Dec 05, 2010 02:04
What to say? What to do?
I never know.
I'm not a good friend.
Conflict? What conflict? I avoid it. Almost always.
I opt out. I dodge. I don't log in. I abandon. I never know.
I make things worse. I destroy things. I never fix them.
You know what's worse?
I still want to hermit myself away. To hide. To escape. To not look back. To let go of everything. And just not move forward.
I feel so apathetic towards it all. Detached. Uninvolved. Which brings up the point - am I worth it? Should I really be considered a friend?
I have issues. Ones that I don't even fully recognize. How did they develop? Was it always this way? Was it because my parents divorced? Did that have any effect?

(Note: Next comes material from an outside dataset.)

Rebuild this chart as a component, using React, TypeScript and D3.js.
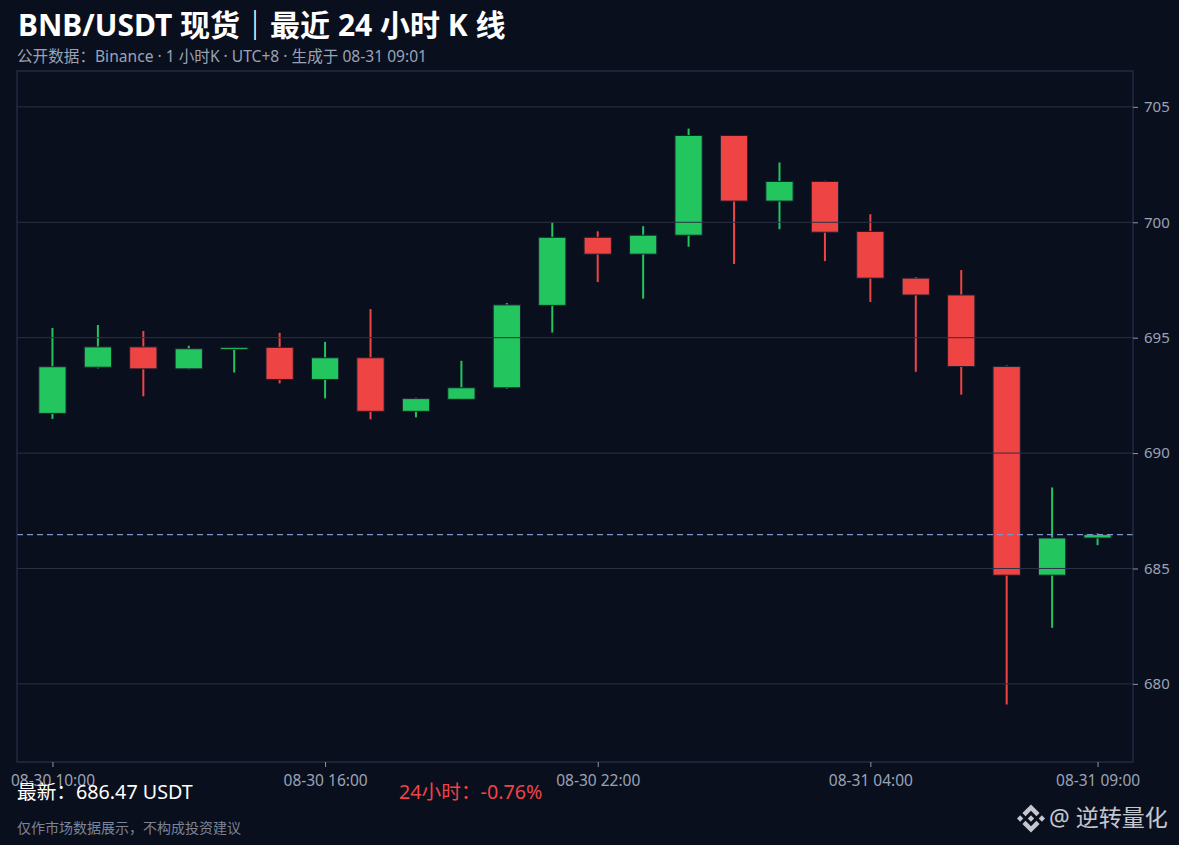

Or am I just a bad person with a less than desirable personality?
I hardly ever ask to hang out. I hardly ever send out invitations to do something. I usually have to be asked to do something.
Am I worth that?
Why do people care about me? Why?
Because I don't feel I'm worth their time.
Is that it? Am I telling the truth? Is that the underlying truth, or is that just another excuse for how I behave?
I feel so fake. So empty. But at the same time, I'm so content. So fulfilled. Why should I need other people? I isolate myself. Myself should just be fine.
Yet I stare at my cellphone. Waiting for someone to text me - hardly ever texting first. Elated when someone does. Disappointed if it's just a question or inquiry.
I never take the first step.
I'm to scared too.
Rejection.
I am afraid to hear the word no.
No is my biggest fear.
They say it's the worse someone can say. And it breaks my heart.
I hate feeling rejection. Is that the cause of my disconnection?
Maybe.
Do I only seek people out for self satisfaction? For comfort?
Maybe.
I don't know myself, but everyone seems to have their own opinion on me. How I act. How I do things.
But why. Why bother with someone like me?
I sit here. Crying. Alone. Knowing few, if anyone, will ever read this. None of my friends know this account. I have shown it to no one.
Is it because I isolate myself, or because I want someone who doesn't know me to read this? To care.
But I don't return the favour. Or do I? I care. I do. I have to prove it, but I have no way to do so.
If I show this to anyone that considers some of this true, it's labeled self pity. Likely because it is. Maybe? I don't know. I don't try to garner pity from people. Not consciously.
I'm selfish. I whine. I'm spoiled. Despite my parents divorcing, I have a good relationship with them both. My mother is clinically depressed, and goes off on rants to panic attacks which scare the shit out of me. I have a loving older sister, a brother in law and a niece and nephew I love both. I have money. My mum is a bit strapped for cash and is too proud to accept a lot of government welfare whereas my father makes a good paycheck. I own a cat.
My life is not hard. It's not difficult to live. It's way better than most.
I sit here and complain about my issues, when I know my best friend is not doing so well.
I disappear off msn for almost a month, knowing this but I forget it.
Because I like to isolate myself. I also forgot MSN existed half the time, because I hate the new layout, ect about it.
I am not a good friend. I have issues. I never take the first step unless forced.
I screw a lot up. I tend to let that sit.
I don't know what to do, how to act, who to talk to.
I just sit.
And watch the world burn around me.
I want to escape.
I want to so badly.
I just want to run away. I want to find a hole and hibernate for a few years. I want to be safe.
If I ran... I would be okay, I think.
And that's what makes me a terrible person.
Burn world, burn. I'll just keep running and fanning the flame.
Because that's the easy thing to do.
I hate myself for it, but I never change.